**PROBLEM DETAILS:** Each line in the entries below that holds the string "script" is to be listed.

─── TASK INPUT

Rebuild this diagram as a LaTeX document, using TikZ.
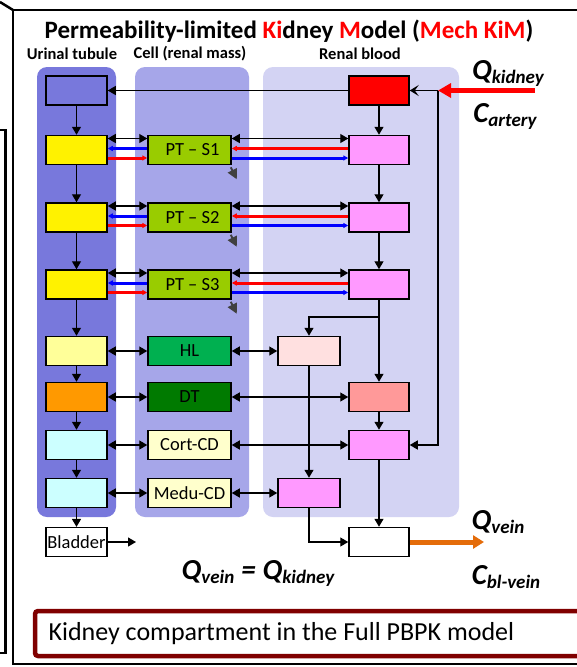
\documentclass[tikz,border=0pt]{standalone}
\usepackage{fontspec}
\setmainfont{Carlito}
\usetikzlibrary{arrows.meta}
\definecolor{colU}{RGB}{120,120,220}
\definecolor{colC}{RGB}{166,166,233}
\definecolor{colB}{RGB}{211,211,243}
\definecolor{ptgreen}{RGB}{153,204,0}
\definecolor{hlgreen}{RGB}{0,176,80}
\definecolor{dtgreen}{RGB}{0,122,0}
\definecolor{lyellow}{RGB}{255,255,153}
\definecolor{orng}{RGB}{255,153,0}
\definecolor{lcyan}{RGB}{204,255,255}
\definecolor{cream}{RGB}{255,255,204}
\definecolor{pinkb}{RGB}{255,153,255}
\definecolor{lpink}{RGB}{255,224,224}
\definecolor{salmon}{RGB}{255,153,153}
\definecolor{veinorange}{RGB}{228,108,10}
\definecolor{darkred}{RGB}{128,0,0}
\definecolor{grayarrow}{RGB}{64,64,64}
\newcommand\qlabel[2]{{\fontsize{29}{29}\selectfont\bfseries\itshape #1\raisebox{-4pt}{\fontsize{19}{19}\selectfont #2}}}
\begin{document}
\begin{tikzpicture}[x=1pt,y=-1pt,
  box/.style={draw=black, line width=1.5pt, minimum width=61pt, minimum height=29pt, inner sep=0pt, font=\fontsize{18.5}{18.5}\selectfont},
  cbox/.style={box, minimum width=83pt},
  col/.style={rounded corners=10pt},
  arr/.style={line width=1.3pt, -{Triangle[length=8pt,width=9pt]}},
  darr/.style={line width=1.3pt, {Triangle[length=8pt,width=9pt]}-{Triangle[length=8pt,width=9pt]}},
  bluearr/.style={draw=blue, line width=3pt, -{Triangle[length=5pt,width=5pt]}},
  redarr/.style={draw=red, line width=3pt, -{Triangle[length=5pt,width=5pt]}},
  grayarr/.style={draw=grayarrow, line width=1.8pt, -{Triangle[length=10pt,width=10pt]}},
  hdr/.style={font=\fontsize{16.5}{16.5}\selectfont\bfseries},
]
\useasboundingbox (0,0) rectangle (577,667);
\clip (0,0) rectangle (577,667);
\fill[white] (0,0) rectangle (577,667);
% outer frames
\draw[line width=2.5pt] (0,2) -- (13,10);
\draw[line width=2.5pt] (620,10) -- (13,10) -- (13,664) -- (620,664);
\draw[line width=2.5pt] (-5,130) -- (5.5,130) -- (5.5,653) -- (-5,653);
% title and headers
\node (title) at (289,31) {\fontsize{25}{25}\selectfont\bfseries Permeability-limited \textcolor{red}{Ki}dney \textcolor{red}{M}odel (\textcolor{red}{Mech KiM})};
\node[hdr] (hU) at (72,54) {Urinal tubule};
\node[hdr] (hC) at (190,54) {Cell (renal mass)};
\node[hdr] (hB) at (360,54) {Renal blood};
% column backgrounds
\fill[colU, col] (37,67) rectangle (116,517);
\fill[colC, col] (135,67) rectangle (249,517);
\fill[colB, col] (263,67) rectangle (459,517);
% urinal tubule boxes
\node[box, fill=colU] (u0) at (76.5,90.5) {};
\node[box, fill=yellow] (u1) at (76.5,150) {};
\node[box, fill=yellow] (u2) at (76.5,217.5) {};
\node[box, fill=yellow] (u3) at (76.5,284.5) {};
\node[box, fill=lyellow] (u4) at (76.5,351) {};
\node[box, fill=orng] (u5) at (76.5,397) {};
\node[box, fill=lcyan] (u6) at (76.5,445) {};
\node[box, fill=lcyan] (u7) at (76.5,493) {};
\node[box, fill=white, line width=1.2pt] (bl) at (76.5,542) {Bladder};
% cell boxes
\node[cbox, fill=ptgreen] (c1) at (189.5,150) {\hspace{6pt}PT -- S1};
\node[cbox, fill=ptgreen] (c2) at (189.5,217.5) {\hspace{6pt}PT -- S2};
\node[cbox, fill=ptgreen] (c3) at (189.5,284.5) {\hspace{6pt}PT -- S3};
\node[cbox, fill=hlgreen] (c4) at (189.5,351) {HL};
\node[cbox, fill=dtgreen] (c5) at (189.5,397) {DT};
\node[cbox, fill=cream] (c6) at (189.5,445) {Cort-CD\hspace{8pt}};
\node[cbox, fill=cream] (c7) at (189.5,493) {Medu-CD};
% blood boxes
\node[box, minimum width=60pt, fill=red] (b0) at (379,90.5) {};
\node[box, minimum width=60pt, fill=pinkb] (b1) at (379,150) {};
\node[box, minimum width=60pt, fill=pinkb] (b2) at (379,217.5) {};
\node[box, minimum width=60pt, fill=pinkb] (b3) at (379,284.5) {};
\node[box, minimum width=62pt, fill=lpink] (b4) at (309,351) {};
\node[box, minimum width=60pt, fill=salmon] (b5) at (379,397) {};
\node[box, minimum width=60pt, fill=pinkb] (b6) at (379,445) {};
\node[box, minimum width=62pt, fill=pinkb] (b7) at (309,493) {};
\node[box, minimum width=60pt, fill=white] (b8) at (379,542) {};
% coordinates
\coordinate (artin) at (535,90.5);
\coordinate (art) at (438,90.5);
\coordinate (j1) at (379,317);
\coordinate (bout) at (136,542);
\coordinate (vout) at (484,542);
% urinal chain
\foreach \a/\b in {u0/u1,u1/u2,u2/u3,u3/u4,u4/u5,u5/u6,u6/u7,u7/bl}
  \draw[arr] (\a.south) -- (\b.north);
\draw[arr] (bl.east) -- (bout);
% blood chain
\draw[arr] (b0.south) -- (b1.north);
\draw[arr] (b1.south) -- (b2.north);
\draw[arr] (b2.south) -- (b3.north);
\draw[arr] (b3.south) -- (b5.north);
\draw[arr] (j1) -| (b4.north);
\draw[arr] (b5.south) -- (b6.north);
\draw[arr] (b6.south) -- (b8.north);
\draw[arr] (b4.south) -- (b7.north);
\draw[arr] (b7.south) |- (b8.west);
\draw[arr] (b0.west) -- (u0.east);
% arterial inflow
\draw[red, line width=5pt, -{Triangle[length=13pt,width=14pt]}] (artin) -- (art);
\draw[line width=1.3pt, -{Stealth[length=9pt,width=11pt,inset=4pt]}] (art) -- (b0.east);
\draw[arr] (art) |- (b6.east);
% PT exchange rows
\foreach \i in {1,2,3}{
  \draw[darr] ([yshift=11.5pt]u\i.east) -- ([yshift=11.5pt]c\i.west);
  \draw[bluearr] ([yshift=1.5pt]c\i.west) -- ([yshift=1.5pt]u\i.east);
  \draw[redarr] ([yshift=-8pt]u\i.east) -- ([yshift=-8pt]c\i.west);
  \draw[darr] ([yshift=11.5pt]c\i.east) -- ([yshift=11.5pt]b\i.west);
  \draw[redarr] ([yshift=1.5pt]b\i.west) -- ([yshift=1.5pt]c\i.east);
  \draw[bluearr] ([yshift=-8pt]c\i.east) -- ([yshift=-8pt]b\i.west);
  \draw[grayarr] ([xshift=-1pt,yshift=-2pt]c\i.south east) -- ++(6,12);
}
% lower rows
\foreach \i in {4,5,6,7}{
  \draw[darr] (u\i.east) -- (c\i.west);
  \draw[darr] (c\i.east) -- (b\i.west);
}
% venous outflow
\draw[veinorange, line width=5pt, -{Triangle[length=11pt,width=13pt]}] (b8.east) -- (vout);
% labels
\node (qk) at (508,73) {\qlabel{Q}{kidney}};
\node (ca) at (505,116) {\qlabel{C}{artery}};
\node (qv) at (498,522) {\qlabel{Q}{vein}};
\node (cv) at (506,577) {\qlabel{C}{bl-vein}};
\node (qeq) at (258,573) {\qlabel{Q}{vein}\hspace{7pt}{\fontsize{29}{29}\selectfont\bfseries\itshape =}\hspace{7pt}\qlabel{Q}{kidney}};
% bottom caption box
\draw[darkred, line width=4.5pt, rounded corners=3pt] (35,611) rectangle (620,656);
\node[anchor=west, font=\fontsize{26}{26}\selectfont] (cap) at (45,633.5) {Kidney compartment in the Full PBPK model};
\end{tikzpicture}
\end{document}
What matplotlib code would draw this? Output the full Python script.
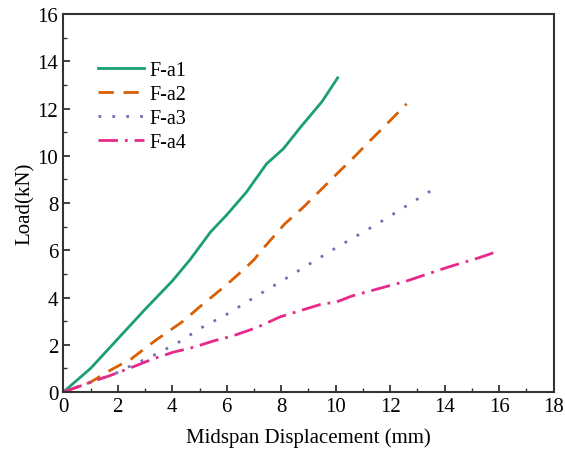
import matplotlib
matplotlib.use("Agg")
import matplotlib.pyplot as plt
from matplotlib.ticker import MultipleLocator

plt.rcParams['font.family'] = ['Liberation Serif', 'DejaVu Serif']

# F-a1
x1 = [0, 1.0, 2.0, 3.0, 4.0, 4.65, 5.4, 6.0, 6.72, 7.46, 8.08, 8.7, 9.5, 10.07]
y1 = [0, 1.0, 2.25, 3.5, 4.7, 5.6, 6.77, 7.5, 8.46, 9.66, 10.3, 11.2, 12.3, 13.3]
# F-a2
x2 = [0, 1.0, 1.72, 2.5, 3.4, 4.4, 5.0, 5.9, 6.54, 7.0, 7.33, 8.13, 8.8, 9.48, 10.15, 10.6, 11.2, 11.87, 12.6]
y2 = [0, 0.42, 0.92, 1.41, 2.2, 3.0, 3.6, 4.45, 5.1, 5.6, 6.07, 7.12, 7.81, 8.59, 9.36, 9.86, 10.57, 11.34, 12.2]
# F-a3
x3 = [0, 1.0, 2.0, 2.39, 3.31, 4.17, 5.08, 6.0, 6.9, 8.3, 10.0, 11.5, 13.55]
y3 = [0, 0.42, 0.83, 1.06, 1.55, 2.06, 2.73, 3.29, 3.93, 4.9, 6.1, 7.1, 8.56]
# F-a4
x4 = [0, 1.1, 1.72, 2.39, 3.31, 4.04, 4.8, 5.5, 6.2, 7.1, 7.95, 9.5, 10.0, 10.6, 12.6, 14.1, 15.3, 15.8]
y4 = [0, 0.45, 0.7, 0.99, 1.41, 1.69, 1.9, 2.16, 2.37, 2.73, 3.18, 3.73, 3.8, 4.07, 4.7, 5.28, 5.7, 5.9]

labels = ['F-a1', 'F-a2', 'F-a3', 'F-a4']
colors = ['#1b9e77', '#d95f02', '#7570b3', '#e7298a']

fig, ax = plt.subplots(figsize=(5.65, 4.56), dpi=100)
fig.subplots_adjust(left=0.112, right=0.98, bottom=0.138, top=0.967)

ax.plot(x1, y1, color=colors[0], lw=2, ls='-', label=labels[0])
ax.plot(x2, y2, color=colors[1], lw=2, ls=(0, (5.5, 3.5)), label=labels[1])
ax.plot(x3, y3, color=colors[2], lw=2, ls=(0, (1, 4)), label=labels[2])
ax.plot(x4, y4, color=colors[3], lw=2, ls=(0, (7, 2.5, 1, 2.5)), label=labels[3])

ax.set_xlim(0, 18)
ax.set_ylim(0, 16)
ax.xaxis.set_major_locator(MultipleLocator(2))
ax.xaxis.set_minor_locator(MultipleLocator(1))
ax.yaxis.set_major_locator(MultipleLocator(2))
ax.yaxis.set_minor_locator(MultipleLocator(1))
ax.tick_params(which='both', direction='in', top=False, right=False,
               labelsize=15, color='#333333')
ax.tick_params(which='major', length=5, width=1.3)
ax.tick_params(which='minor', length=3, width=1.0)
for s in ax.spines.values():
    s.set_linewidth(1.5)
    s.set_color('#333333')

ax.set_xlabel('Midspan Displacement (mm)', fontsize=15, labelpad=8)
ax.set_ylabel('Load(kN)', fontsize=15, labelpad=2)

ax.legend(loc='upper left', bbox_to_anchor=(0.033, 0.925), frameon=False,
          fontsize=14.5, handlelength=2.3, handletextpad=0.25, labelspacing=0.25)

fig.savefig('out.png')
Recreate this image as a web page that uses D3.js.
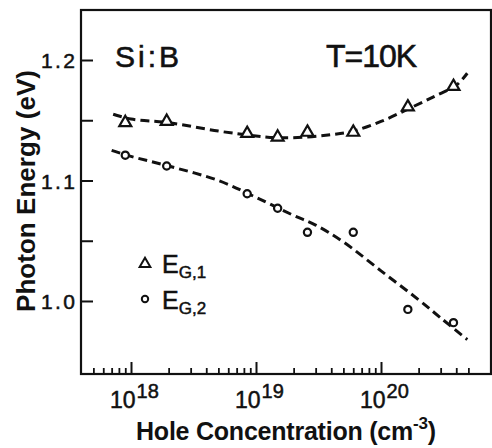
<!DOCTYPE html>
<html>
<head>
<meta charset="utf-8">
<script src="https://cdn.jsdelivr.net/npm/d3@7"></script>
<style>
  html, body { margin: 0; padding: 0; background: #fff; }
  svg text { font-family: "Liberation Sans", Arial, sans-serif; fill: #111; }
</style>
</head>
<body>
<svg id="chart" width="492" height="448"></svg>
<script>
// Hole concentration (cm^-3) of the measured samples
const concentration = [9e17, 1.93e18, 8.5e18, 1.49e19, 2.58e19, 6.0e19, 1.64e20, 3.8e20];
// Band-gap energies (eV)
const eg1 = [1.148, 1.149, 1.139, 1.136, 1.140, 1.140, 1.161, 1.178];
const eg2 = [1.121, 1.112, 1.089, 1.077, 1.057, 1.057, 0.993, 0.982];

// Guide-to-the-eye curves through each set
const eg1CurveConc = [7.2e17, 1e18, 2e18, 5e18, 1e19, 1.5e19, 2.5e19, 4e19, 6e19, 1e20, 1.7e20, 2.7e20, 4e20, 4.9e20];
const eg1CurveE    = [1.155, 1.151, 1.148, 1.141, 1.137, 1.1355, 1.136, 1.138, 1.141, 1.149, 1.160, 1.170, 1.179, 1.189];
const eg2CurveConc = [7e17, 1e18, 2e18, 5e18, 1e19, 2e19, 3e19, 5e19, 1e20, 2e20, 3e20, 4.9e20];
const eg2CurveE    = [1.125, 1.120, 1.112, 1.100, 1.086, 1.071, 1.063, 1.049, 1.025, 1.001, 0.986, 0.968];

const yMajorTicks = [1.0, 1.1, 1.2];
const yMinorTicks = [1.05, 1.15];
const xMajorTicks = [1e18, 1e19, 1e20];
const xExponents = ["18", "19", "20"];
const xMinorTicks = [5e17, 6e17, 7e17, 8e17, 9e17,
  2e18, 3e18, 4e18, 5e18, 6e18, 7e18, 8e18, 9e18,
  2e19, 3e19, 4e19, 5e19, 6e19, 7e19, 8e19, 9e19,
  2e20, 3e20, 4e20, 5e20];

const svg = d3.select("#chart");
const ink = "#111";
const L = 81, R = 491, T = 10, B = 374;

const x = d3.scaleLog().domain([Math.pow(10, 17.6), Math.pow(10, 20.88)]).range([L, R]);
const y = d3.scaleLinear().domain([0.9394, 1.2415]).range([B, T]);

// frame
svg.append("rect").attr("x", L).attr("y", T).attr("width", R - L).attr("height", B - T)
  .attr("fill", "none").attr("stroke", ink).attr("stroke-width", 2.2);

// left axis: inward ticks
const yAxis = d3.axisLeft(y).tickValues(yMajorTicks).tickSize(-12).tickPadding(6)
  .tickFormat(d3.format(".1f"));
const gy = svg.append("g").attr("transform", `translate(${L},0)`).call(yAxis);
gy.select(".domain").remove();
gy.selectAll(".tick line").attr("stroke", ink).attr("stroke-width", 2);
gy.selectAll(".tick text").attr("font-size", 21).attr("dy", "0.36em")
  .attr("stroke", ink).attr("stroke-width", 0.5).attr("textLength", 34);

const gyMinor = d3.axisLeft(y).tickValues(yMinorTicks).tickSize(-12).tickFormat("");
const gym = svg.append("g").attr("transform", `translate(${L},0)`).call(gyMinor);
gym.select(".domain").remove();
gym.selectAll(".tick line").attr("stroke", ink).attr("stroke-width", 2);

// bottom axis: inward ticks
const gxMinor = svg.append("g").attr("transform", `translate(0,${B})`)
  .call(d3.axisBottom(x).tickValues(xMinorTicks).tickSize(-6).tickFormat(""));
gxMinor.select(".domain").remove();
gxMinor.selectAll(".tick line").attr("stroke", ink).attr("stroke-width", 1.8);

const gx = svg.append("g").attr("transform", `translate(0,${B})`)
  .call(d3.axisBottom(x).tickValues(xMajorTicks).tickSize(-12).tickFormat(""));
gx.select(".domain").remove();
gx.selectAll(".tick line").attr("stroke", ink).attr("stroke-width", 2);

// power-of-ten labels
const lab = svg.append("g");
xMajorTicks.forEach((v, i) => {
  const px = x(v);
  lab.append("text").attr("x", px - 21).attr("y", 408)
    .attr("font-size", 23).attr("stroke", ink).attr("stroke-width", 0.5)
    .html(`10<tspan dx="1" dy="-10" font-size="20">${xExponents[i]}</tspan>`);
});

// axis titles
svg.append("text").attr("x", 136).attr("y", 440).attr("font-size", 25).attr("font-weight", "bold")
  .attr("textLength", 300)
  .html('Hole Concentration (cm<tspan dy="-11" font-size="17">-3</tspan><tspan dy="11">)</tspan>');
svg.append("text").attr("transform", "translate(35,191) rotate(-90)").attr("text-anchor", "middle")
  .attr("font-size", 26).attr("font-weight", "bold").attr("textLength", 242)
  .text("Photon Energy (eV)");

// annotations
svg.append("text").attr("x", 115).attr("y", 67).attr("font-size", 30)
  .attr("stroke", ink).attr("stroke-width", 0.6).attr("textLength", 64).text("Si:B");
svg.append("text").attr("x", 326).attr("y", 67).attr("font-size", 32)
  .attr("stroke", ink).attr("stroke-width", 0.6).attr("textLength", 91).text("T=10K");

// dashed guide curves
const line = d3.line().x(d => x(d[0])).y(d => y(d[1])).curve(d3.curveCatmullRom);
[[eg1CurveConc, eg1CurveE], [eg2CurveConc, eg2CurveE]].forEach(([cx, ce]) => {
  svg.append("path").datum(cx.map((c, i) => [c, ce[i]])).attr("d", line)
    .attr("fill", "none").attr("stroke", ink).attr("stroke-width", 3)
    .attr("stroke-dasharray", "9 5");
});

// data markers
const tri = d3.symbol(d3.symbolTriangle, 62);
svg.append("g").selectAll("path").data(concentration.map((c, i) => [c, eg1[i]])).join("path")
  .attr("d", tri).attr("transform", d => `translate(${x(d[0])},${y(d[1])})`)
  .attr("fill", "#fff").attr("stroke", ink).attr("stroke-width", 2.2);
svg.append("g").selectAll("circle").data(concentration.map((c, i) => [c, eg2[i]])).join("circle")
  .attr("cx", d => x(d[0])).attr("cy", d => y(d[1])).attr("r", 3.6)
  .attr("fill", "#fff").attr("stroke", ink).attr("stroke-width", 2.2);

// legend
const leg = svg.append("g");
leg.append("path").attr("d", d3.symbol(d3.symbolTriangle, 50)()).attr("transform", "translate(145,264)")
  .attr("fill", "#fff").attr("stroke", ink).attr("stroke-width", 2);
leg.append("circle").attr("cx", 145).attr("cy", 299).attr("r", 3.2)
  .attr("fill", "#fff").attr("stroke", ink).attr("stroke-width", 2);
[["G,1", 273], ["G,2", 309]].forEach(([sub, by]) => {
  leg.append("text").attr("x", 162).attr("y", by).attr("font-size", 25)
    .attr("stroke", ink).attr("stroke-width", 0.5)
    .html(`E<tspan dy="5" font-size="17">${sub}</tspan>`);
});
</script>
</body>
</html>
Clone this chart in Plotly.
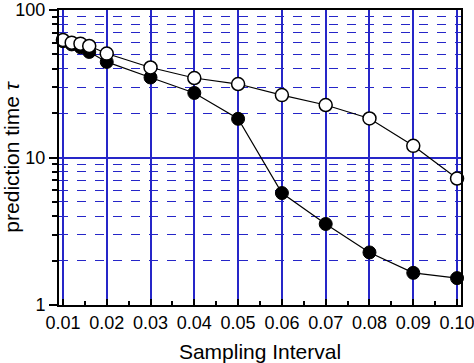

──────

**REPLY TO THE EXERCISE:**
What matplotlib code would draw this? Output the full Python script.
<script src="https://cdn.jsdelivr.net/npm/d3@7"></script>
<script>
</script>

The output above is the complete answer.